La tercera parte de la pollada es que la sobredosis informativa la normaliza, e incluso termina provocando adhesión o rechazo en aquellos que tienen un problema sexual y no son conscientes: da igual que el lacito te lo amarres en la polla que en la ventana de tu ayuntamiento. Y, si me apuras, la adhesión o el rechazo solo viene a certificar que la Reconquista fue un fracaso. Echamos a los moros pero a costa de quedarnos nosotros que, sinceramente, creo que fue lo peor que pudo pasarle a este país.
JUAN CARLOS ARAGÓN
Si me dan a elegir prefiero los lazos a las bombas. Antaño otros independentistas "imberbes" o no, sembraron el terror por motivos similares. Cuando alguien habla y el otro no quiere escuchar, las palabras de poco sirven. Prefiero los lazos y si son amarillos, mejor.

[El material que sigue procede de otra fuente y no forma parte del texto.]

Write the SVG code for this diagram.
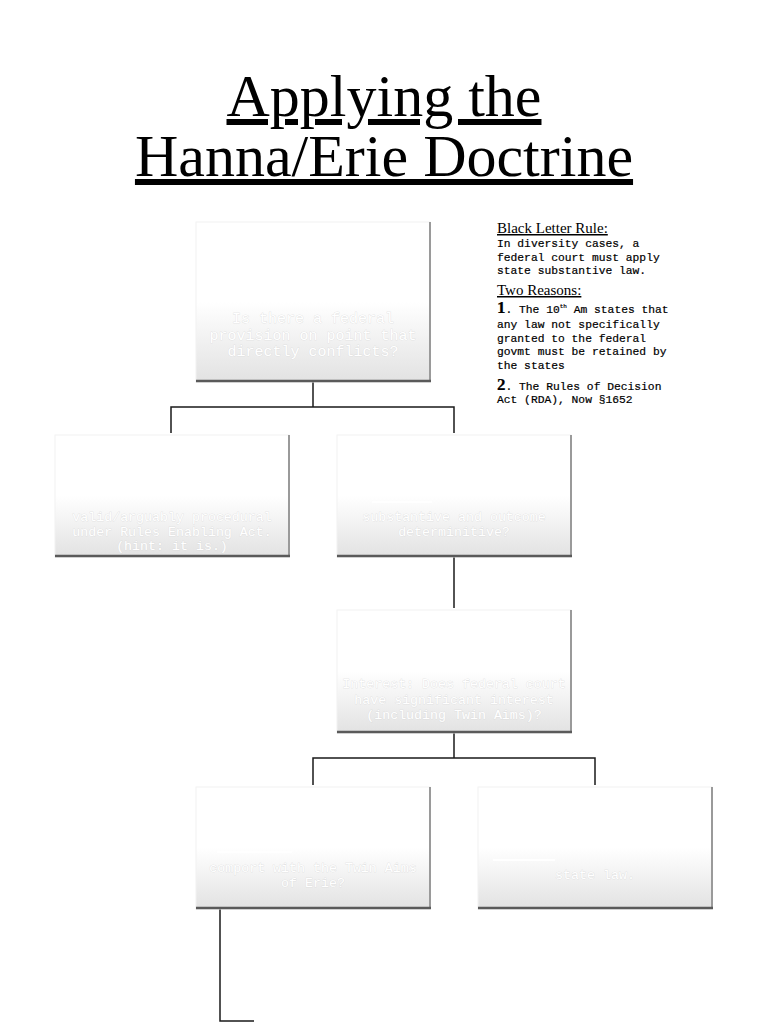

Una síntesis certera y de fácil comprensión. ¡Admirable ingenio!
Si ves bien que el espacio público se llene de basura (que pagamos entre todos por allí arriba) y que no se penalice el ponerlos pero sí el quitarlos, mal vamos. Supongo que también estarás de acuerdo con los toques de queda de Vic. O las marchas nocturnas de antorchas. Todo muy democrático.